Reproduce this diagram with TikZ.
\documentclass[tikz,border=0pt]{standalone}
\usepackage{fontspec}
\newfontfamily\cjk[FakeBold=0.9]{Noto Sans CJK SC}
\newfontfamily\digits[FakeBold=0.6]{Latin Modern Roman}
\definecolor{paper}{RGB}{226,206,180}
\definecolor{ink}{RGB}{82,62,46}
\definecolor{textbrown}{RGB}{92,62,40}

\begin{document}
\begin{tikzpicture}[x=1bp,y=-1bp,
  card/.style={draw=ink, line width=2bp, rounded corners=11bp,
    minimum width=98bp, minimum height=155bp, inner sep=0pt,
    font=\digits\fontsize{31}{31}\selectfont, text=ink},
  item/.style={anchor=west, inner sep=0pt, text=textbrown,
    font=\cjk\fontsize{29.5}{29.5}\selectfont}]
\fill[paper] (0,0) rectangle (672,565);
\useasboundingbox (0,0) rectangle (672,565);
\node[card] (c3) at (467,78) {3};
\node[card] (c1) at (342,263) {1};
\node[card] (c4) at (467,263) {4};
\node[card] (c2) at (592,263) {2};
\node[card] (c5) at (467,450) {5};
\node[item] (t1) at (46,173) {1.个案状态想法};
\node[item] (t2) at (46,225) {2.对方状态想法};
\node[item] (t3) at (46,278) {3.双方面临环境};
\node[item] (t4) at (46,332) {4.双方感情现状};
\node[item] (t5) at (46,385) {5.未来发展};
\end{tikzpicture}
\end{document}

**Problem:** Restate the data above exactly, keeping each word as it stands.

**Solution to this exercise:**
Reproduce this diagram with TikZ.
\documentclass[tikz,border=0pt]{standalone}
\usepackage{fontspec}
\newfontfamily\cjk[FakeBold=0.9]{Noto Sans CJK SC}
\newfontfamily\digits[FakeBold=0.6]{Latin Modern Roman}
\definecolor{paper}{RGB}{226,206,180}
\definecolor{ink}{RGB}{82,62,46}
\definecolor{textbrown}{RGB}{92,62,40}

\begin{document}
\begin{tikzpicture}[x=1bp,y=-1bp,
  card/.style={draw=ink, line width=2bp, rounded corners=11bp,
    minimum width=98bp, minimum height=155bp, inner sep=0pt,
    font=\digits\fontsize{31}{31}\selectfont, text=ink},
  item/.style={anchor=west, inner sep=0pt, text=textbrown,
    font=\cjk\fontsize{29.5}{29.5}\selectfont}]
\fill[paper] (0,0) rectangle (672,565);
\useasboundingbox (0,0) rectangle (672,565);
\node[card] (c3) at (467,78) {3};
\node[card] (c1) at (342,263) {1};
\node[card] (c4) at (467,263) {4};
\node[card] (c2) at (592,263) {2};
\node[card] (c5) at (467,450) {5};
\node[item] (t1) at (46,173) {1.个案状态想法};
\node[item] (t2) at (46,225) {2.对方状态想法};
\node[item] (t3) at (46,278) {3.双方面临环境};
\node[item] (t4) at (46,332) {4.双方感情现状};
\node[item] (t5) at (46,385) {5.未来发展};
\end{tikzpicture}
\end{document}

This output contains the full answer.